Critics argued this oil embargo left militaristic Japan with a choice: either capitulate to U.S. demands and retreat from China or go to war to secure the resources it needed from Southeast Asia. By cutting off their oil, the argument goes, FDR backed Japan into a corner, making the attack on Pearl Harbor almost inevitable. While most historians today reject the idea that FDR deliberately provoked the attack, the debate over whether his diplomacy could have been handled differently continues.

The Yalta Conference: Selling Out Eastern Europe

In February 1945, a visibly ill and exhausted Roosevelt met with Winston Churchill and Joseph Stalin at Yalta to plan the final stages of the war and the shape of the postwar world. The agreements reached there would become one of the most controversial aspects of his foreign policy.

At Yalta, FDR secured Stalin’s promise to enter the war against Japan and to allow free and fair elections in the nations of Eastern Europe, particularly Poland. However, critics charged that he was naive to trust the Soviet dictator. They claim he conceded too much, accepting vague promises in exchange for concrete Soviet military control over the region. When the “Iron Curtain” later descended across Europe, many blamed the Yalta agreements for effectively handing Eastern Europe over to Soviet domination. The charge that FDR “sold out” Eastern Europe became a potent political attack for years to come.

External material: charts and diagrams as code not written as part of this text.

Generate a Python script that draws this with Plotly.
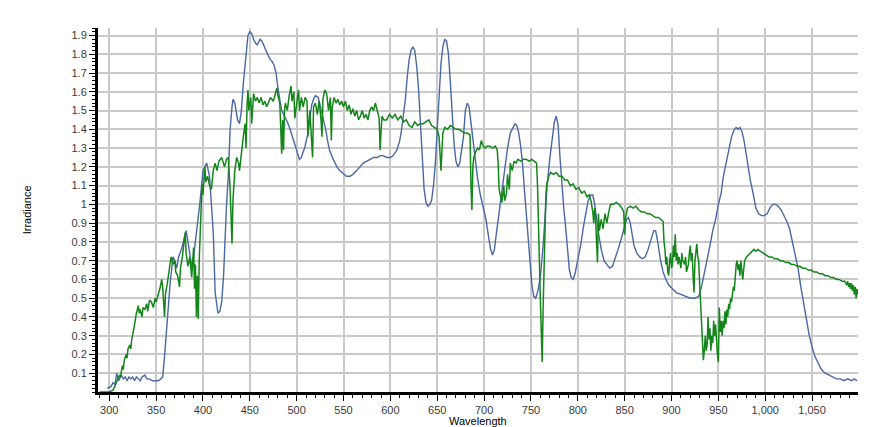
import plotly.graph_objects as go

# ---- data ----
blue_wl = [298,302,304,306,308,310,311,313,315,317,319,321,323,325,327,329,331,333,335,338,340,343,346,349,352,355,357,359,361,363,365,368,370,372,374,377,379,382,384,386,388,390,391,393,394,396,397,400,402,404,407,409,411,413,415,416,418,420,422,423,425,427,429,431,432,434,436,437,439,441,443,445,446,448,450,452,454,456,458,461,463,466,469,472,474,476,478,480,482,484,487,490,493,495,498,500,503,505,507,509,512,514,516,518,520,523,525,528,531,533,535,539,543,546,550,553,557,560,564,568,571,575,579,582,586,589,592,596,600,603,607,610,612,614,616,618,620,622,624,626,628,630,632,634,636,638,640,642,644,646,648,650,652,654,656,658,660,662,664,666,668,670,672,674,676,678,680,682,684,686,688,690,693,696,699,702,705,707,709,711,713,715,717,719,722,725,728,731,733,735,737,739,741,743,745,747,749,751,753,755,757,760,763,765,767,770,773,775,777,779,781,783,785,787,789,791,793,795,797,800,803,806,809,811,814,816,818,820,822,825,828,831,834,837,840,843,846,849,852,854,856,858,860,863,866,869,872,875,878,881,883,885,888,891,894,897,901,905,910,915,920,925,929,932,935,938,941,944,947,950,953,955,958,961,964,967,969,971,973,975,977,979,981,984,987,990,993,996,999,1002,1005,1008,1011,1014,1017,1020,1023,1026,1029,1032,1035,1038,1041,1044,1047,1050,1053,1056,1060,1064,1068,1072,1076,1080,1084,1088,1092,1095,1098]
blue_irr = [0.02,0.03,0.05,0.04,0.10,0.06,0.07,0.09,0.07,0.08,0.06,0.08,0.07,0.08,0.06,0.08,0.07,0.06,0.08,0.09,0.07,0.07,0.06,0.06,0.06,0.07,0.08,0.19,0.32,0.44,0.58,0.72,0.70,0.66,0.72,0.76,0.80,0.86,0.80,0.72,0.67,0.72,0.76,0.84,0.90,0.98,1.02,1.18,1.20,1.22,1.15,1.02,0.85,0.53,0.45,0.42,0.43,0.48,0.62,0.76,0.98,1.15,1.40,1.52,1.56,1.54,1.48,1.45,1.43,1.50,1.64,1.74,1.82,1.90,1.92,1.91,1.88,1.86,1.85,1.88,1.87,1.83,1.80,1.77,1.76,1.74,1.70,1.62,1.55,1.50,1.47,1.44,1.40,1.37,1.32,1.29,1.24,1.25,1.28,1.31,1.38,1.47,1.53,1.56,1.58,1.57,1.53,1.47,1.40,1.34,1.29,1.24,1.20,1.18,1.16,1.15,1.15,1.16,1.18,1.20,1.22,1.23,1.24,1.25,1.25,1.26,1.26,1.25,1.25,1.26,1.29,1.34,1.40,1.48,1.56,1.68,1.77,1.82,1.84,1.82,1.74,1.62,1.45,1.25,1.08,1.01,0.99,1.00,1.02,1.10,1.22,1.40,1.60,1.75,1.84,1.88,1.87,1.80,1.65,1.48,1.32,1.23,1.20,1.22,1.28,1.36,1.50,1.54,1.52,1.44,1.35,1.25,1.14,1.05,0.99,0.92,0.82,0.76,0.73,0.76,0.84,0.92,1.00,1.08,1.20,1.30,1.38,1.41,1.43,1.42,1.38,1.31,1.22,1.08,0.94,0.81,0.68,0.57,0.51,0.50,0.53,0.61,0.78,0.95,1.08,1.24,1.38,1.44,1.47,1.42,1.25,1.10,0.98,0.88,0.75,0.65,0.61,0.60,0.63,0.70,0.78,0.88,0.97,1.02,1.05,1.05,1.00,0.92,0.85,0.76,0.70,0.68,0.66,0.67,0.71,0.76,0.81,0.87,0.92,0.93,0.90,0.84,0.78,0.74,0.72,0.71,0.72,0.76,0.81,0.86,0.86,0.81,0.71,0.64,0.60,0.57,0.55,0.53,0.52,0.51,0.50,0.50,0.51,0.56,0.63,0.70,0.78,0.86,0.92,1.00,1.06,1.14,1.22,1.30,1.36,1.40,1.41,1.40,1.41,1.39,1.35,1.29,1.22,1.13,1.06,0.98,0.95,0.94,0.94,0.95,0.98,1.00,1.00,0.99,0.97,0.94,0.91,0.87,0.80,0.74,0.66,0.56,0.47,0.38,0.30,0.24,0.19,0.16,0.12,0.10,0.09,0.08,0.07,0.07,0.06,0.07,0.06,0.07,0.06]

green_wl = [290,300,304,306,309,311,312,314,315,316,318,319,320,322,323,324,326,327,329,331,332,333,335,336,338,340,341,343,345,347,349,350,352,354,356,357,359,360,362,364,366,368,370,371,373,375,376,378,379,381,382,384,386,387,388,390,391,392,393,394,395,396,397,398,399,400,402,403,405,407,409,411,413,415,417,420,422,423,425,427,429,430,431,432,434,436,438,439,441,443,445,446,447,448,449,451,452,454,456,458,460,462,464,466,468,470,472,475,477,479,480,482,484,485,486,487,488,490,492,494,495,497,498,500,502,503,505,507,509,511,512,514,516,517,518,520,522,524,526,527,528,530,532,534,536,537,538,540,542,544,546,548,550,552,554,556,558,560,562,564,566,568,570,572,574,576,578,580,582,584,586,588,589,590,591,593,596,599,602,605,608,611,614,617,620,623,626,629,632,635,638,641,644,647,650,652,654,656,658,661,664,667,670,673,676,679,682,685,686,687,688,689,691,693,695,697,699,701,703,706,709,712,714,715,716,718,719,721,722,724,725,727,728,730,732,734,736,739,742,745,748,751,754,756,757,758,759,760,761,762,763,764,765,766,767,769,771,774,777,780,783,786,789,792,795,798,801,804,807,810,812,814,816,817,818,819,820,821,822,823,825,827,829,831,833,835,838,841,844,847,849,850,851,853,856,859,862,865,868,871,874,877,880,883,886,889,891,892,893,894,895,896,897,898,899,900,901,902,903,904,905,906,907,908,910,911,912,914,915,916,918,919,920,921,922,923,924,925,926,927,928,929,930,931,932,933,934,935,936,937,938,939,940,941,942,943,944,945,946,947,948,949,950,951,952,953,954,955,956,957,958,959,960,961,962,963,964,965,966,967,968,969,970,971,972,973,974,975,976,977,978,980,982,984,986,988,990,992,995,998,1001,1004,1007,1010,1013,1016,1019,1022,1025,1028,1031,1034,1037,1040,1043,1046,1049,1052,1055,1058,1061,1064,1067,1070,1073,1076,1079,1082,1085,1087,1088,1089,1090,1091,1092,1093,1094,1095,1096,1097,1098,1099]
green_irr = [0.0,0.0,0.01,0.03,0.07,0.09,0.08,0.14,0.12,0.17,0.20,0.18,0.23,0.25,0.23,0.28,0.33,0.37,0.42,0.46,0.42,0.44,0.40,0.45,0.44,0.47,0.43,0.49,0.48,0.45,0.50,0.48,0.51,0.55,0.60,0.56,0.40,0.52,0.58,0.66,0.72,0.68,0.70,0.64,0.62,0.56,0.66,0.72,0.76,0.85,0.74,0.67,0.72,0.64,0.61,0.77,0.55,0.68,0.40,0.62,0.39,0.70,0.88,0.98,1.11,1.05,1.20,1.12,1.15,1.10,1.08,1.18,1.22,1.18,1.23,1.25,1.21,1.20,1.24,1.25,1.08,0.90,0.79,1.02,1.18,1.25,1.22,1.18,1.29,1.36,1.43,1.30,1.52,1.61,1.50,1.57,1.43,1.59,1.55,1.57,1.54,1.57,1.53,1.55,1.52,1.55,1.57,1.55,1.59,1.62,1.58,1.54,1.27,1.45,1.29,1.50,1.54,1.50,1.58,1.63,1.55,1.60,1.46,1.54,1.61,1.50,1.57,1.52,1.57,1.55,1.36,1.50,1.30,1.25,1.52,1.54,1.48,1.55,1.45,1.36,1.56,1.61,1.59,1.50,1.57,1.34,1.52,1.57,1.54,1.56,1.53,1.55,1.52,1.55,1.50,1.53,1.48,1.51,1.47,1.50,1.45,1.47,1.50,1.46,1.48,1.45,1.50,1.52,1.50,1.54,1.50,1.46,1.29,1.40,1.47,1.45,1.45,1.48,1.46,1.48,1.45,1.47,1.44,1.45,1.42,1.41,1.44,1.42,1.43,1.43,1.44,1.45,1.42,1.41,1.40,1.36,1.18,1.38,1.41,1.40,1.42,1.41,1.40,1.40,1.39,1.38,1.38,1.37,1.10,0.97,1.20,1.25,1.28,1.30,1.29,1.34,1.31,1.30,1.31,1.31,1.30,1.31,1.29,1.22,1.08,1.04,1.01,1.10,1.02,1.06,1.16,1.08,1.22,1.18,1.23,1.22,1.24,1.23,1.24,1.24,1.23,1.24,1.23,1.22,1.10,0.95,0.70,0.50,0.30,0.16,0.45,0.72,0.95,1.06,1.11,1.15,1.17,1.16,1.17,1.15,1.15,1.13,1.13,1.10,1.11,1.08,1.09,1.06,1.07,1.04,1.05,1.02,0.96,0.90,0.98,0.93,0.80,0.69,0.95,0.86,0.92,0.87,0.95,0.90,0.96,1.00,1.00,1.01,1.00,0.98,0.96,0.84,0.93,0.98,0.99,0.98,0.99,0.97,0.96,0.96,0.95,0.95,0.94,0.93,0.93,0.92,0.91,0.80,0.76,0.68,0.72,0.64,0.62,0.70,0.74,0.66,0.68,0.78,0.72,0.84,0.70,0.74,0.68,0.72,0.66,0.74,0.70,0.68,0.72,0.64,0.68,0.74,0.78,0.70,0.74,0.62,0.53,0.70,0.76,0.79,0.72,0.70,0.58,0.49,0.36,0.28,0.17,0.22,0.30,0.22,0.25,0.40,0.28,0.34,0.22,0.30,0.26,0.38,0.30,0.36,0.25,0.20,0.16,0.45,0.32,0.38,0.30,0.38,0.34,0.43,0.36,0.44,0.40,0.47,0.44,0.50,0.48,0.52,0.56,0.54,0.64,0.68,0.70,0.65,0.68,0.62,0.70,0.66,0.60,0.65,0.70,0.72,0.73,0.74,0.75,0.76,0.75,0.76,0.75,0.74,0.73,0.72,0.72,0.71,0.71,0.70,0.70,0.69,0.69,0.68,0.68,0.67,0.67,0.66,0.66,0.65,0.65,0.64,0.64,0.63,0.63,0.62,0.62,0.61,0.61,0.60,0.60,0.59,0.59,0.57,0.59,0.56,0.58,0.55,0.58,0.54,0.57,0.52,0.56,0.50,0.55,0.52]

x_ticks = [300,350,400,450,500,550,600,650,700,750,800,850,900,950,1000,1050]
x_ticktext = ["300","350","400","450","500","550","600","650","700","750","800","850","900","950","1,000","1,050"]
y_ticks = [0.1,0.2,0.3,0.4,0.5,0.6,0.7,0.8,0.9,1.0,1.1,1.2,1.3,1.4,1.5,1.6,1.7,1.8,1.9]
y_ticktext = ["0.1","0.2","0.3","0.4","0.5","0.6","0.7","0.8","0.9","1","1.1","1.2","1.3","1.4","1.5","1.6","1.7","1.8","1.9"]

BLUE = "#4a67a6"
GREEN = "#13861a"
GRID = "#c9c9c9"
FONT = "Liberation Sans, Arial, sans-serif"

fig = go.Figure()
fig.add_trace(go.Scatter(x=blue_wl, y=blue_irr, mode="lines",
                         line=dict(color=BLUE, width=1.4), showlegend=False))
fig.add_trace(go.Scatter(x=green_wl, y=green_irr, mode="lines",
                         line=dict(color=GREEN, width=1.5), showlegend=False))

fig.update_layout(
    width=886, height=427,
    margin=dict(l=98, r=28, t=28, b=35),
    paper_bgcolor="white", plot_bgcolor="white",
    font=dict(family=FONT, size=11, color="#3a3a3a"),
    xaxis=dict(range=[288, 1099], tickmode="array", tickvals=x_ticks, ticktext=x_ticktext,
               showgrid=True, gridcolor=GRID, gridwidth=1.5, zeroline=False,
               showline=True, linecolor="black", linewidth=3,
               ticks="outside", ticklen=6, tickcolor="black", tickwidth=1,
               minor=dict(tickmode="linear", tick0=300, dtick=10, ticks="outside",
                          ticklen=3, tickcolor="black", showgrid=False),
               tickfont=dict(size=11, color="#3a3a3a")),
    yaxis=dict(range=[0, 1.94], tickmode="array", tickvals=y_ticks, ticktext=y_ticktext,
               showgrid=True, gridcolor=GRID, gridwidth=1.5, zeroline=False,
               showline=True, linecolor="black", linewidth=3,
               ticks="outside", ticklen=6, tickcolor="black", tickwidth=1,
               minor=dict(tickmode="linear", tick0=0, dtick=0.02, ticks="outside",
                          ticklen=3, tickcolor="black", showgrid=False),
               tickfont=dict(size=11, color="#3a3a3a")),
    annotations=[
        dict(text="Irradiance", textangle=-90, xref="paper", yref="paper",
             x=-0.093, y=0.5, xanchor="center", yanchor="middle", showarrow=False,
             font=dict(family=FONT, size=11, color="black")),
        dict(text="Wavelength", xref="paper", yref="paper",
             x=0.5, y=-0.058, xanchor="center", yanchor="top", showarrow=False,
             font=dict(family=FONT, size=11, color="black")),
    ],
)

fig.write_html("out.html", config={"displayModeBar": False},
               post_script="document.body.style.margin='0';document.body.style.overflow='hidden';")
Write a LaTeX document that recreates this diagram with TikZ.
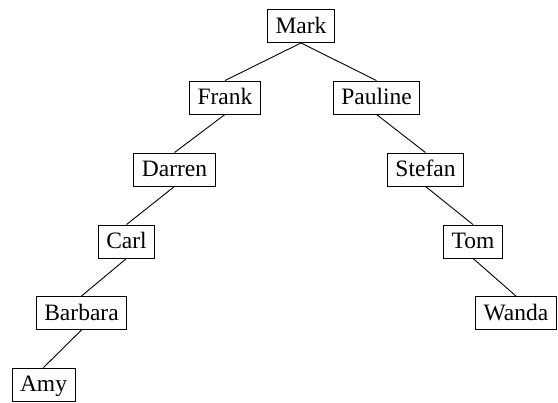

A Contested Legacy: The Unfinished Recipe

So, who was Franklin D. Roosevelt? A savior or a proto-dictator? A champion of the forgotten man or a political operator who perpetuated racial injustice? The truth, like in any complex recipe, lies in the mix. He cannot be one thing without the other.

His presidency was a whirlwind of bold experimentation, driven by a profound belief in the power of government to do good. He provided hope and relief to millions during the nation’s darkest economic hour. At the same time, his ambition, his political calculations, and the prejudices of his era led him to expand executive power to alarming degrees and to fail catastrophically on the issue of civil rights. His is not a simple story of good versus evil. It’s a deeply human story of a leader with immense strengths and profound flaws, governing in a time of unprecedented crisis. Understanding the criticisms isn’t about diminishing his accomplishments; it’s about seeing the full, complicated, and often contradictory man behind the myth.

Frequently Asked Questions

What was the single biggest criticism of Franklin D. Roosevelt?

While there were many, the most significant political criticism during his time was likely the 1937 court-packing plan, which was seen as a direct assault on the U.S. Constitution’s separation of powers.

Why did both conservatives and liberals criticize the New Deal?

Conservatives criticized the New Deal for its massive expansion of government power, regulation, and spending, arguing it stifled free enterprise. Liberals and populists, like Huey Long, criticized it for not going far enough to redistribute wealth and fundamentally reform capitalism.

Did FDR’s court-packing plan succeed?

No, the plan was a major political failure. It was so unpopular that it was rejected by Congress, with many of FDR’s own Democratic party members voting against it. It remains one of his biggest legislative defeats.

What is considered FDR’s most controversial action today?

Today, Executive Order 9066, which led to the forced internment of over 120,000 Japanese Americans during World War II, is widely condemned as his most shameful and unjust action, representing a grave violation of civil liberties.